GIVEN EXERCISE ::
Find every line in the records that holds the string "this". Copy each one.

=== THE RECORDS ===

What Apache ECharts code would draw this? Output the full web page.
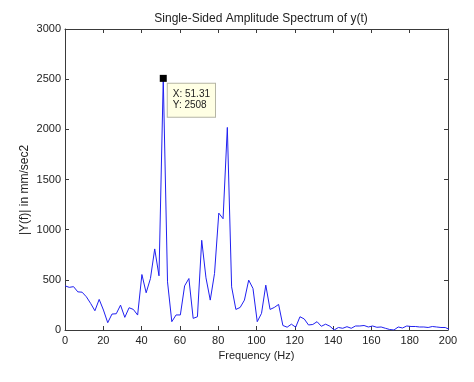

===
=== THE RECORDS ===

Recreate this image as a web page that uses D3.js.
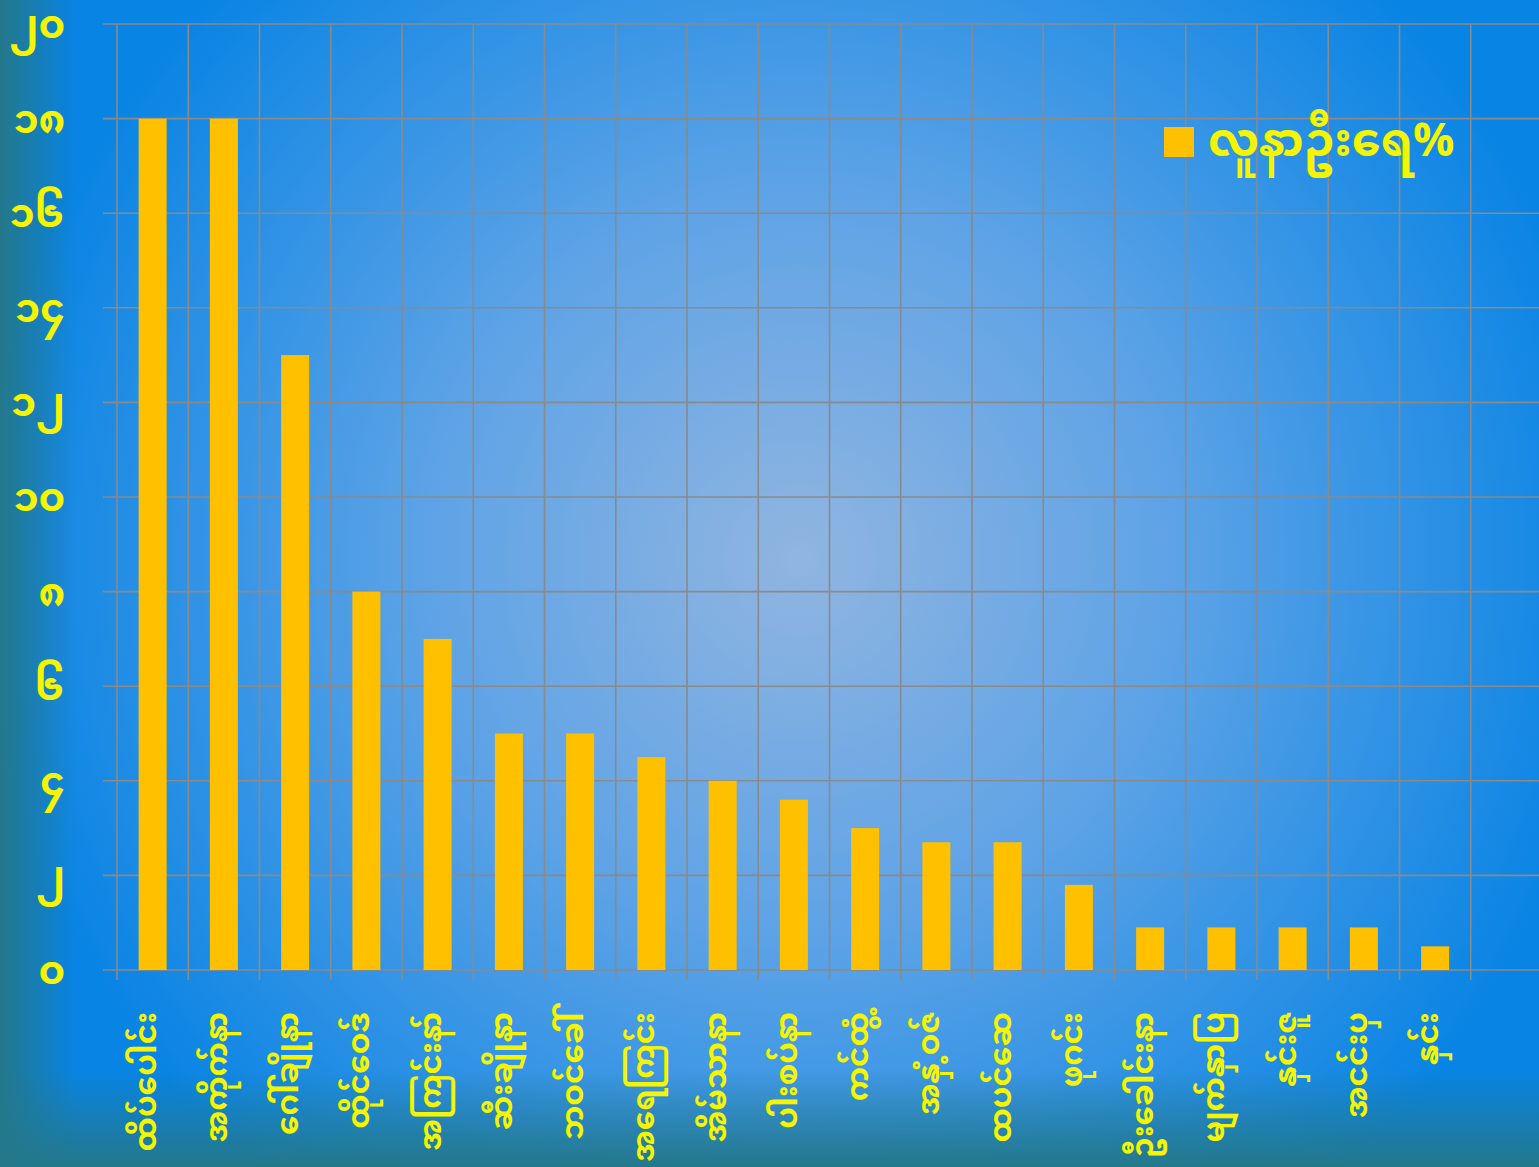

===
=== THE RECORDS ===

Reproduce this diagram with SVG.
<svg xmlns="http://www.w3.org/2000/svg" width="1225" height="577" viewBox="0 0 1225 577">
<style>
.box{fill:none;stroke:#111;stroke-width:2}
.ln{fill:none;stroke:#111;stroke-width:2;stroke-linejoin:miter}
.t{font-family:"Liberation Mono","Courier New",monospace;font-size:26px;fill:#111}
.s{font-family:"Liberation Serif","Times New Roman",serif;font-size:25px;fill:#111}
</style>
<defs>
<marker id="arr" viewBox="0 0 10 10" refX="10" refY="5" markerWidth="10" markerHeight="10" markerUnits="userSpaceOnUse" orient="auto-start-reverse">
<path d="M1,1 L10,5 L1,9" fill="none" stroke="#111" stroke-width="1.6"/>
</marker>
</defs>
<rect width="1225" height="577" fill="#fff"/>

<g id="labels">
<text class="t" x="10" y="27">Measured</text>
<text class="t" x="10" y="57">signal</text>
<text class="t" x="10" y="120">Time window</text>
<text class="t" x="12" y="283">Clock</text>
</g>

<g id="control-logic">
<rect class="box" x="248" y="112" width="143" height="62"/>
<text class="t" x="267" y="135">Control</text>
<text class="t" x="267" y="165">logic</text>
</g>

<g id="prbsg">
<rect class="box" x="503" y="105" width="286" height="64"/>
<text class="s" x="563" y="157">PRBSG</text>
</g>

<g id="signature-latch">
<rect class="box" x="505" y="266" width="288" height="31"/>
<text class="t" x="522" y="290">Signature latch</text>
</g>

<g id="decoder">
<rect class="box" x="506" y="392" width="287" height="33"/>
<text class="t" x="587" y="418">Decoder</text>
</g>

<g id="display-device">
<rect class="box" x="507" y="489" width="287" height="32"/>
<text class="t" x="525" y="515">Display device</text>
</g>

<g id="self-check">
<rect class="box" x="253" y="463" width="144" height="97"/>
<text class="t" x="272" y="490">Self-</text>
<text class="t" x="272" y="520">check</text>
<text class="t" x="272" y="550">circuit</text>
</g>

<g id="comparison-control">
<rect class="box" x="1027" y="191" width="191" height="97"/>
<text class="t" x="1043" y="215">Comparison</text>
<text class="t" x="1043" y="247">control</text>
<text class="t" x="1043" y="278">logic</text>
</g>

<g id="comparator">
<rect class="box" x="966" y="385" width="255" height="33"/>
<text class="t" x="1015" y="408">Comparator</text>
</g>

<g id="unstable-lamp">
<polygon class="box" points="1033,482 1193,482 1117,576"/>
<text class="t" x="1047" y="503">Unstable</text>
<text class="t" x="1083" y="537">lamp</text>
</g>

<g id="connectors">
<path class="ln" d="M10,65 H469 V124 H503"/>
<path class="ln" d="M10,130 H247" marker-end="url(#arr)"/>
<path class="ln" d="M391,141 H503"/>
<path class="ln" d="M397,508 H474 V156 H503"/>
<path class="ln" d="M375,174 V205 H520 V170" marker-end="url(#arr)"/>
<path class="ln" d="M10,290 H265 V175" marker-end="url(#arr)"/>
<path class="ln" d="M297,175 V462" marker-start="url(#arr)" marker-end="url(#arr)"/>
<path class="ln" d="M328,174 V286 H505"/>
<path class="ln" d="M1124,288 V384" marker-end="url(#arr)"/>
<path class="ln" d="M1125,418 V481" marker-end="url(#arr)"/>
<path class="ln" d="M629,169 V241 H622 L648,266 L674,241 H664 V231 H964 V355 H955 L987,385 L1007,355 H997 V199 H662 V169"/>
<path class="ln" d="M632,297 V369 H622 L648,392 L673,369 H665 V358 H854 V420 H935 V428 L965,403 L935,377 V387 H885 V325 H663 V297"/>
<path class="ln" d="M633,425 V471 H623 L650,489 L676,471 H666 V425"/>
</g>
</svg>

===

ANSWER TO THE TASK ::
What Apache ECharts code would draw this? Output the full web page.
Recreate this image as a web page that uses D3.js.
Reproduce this diagram with SVG.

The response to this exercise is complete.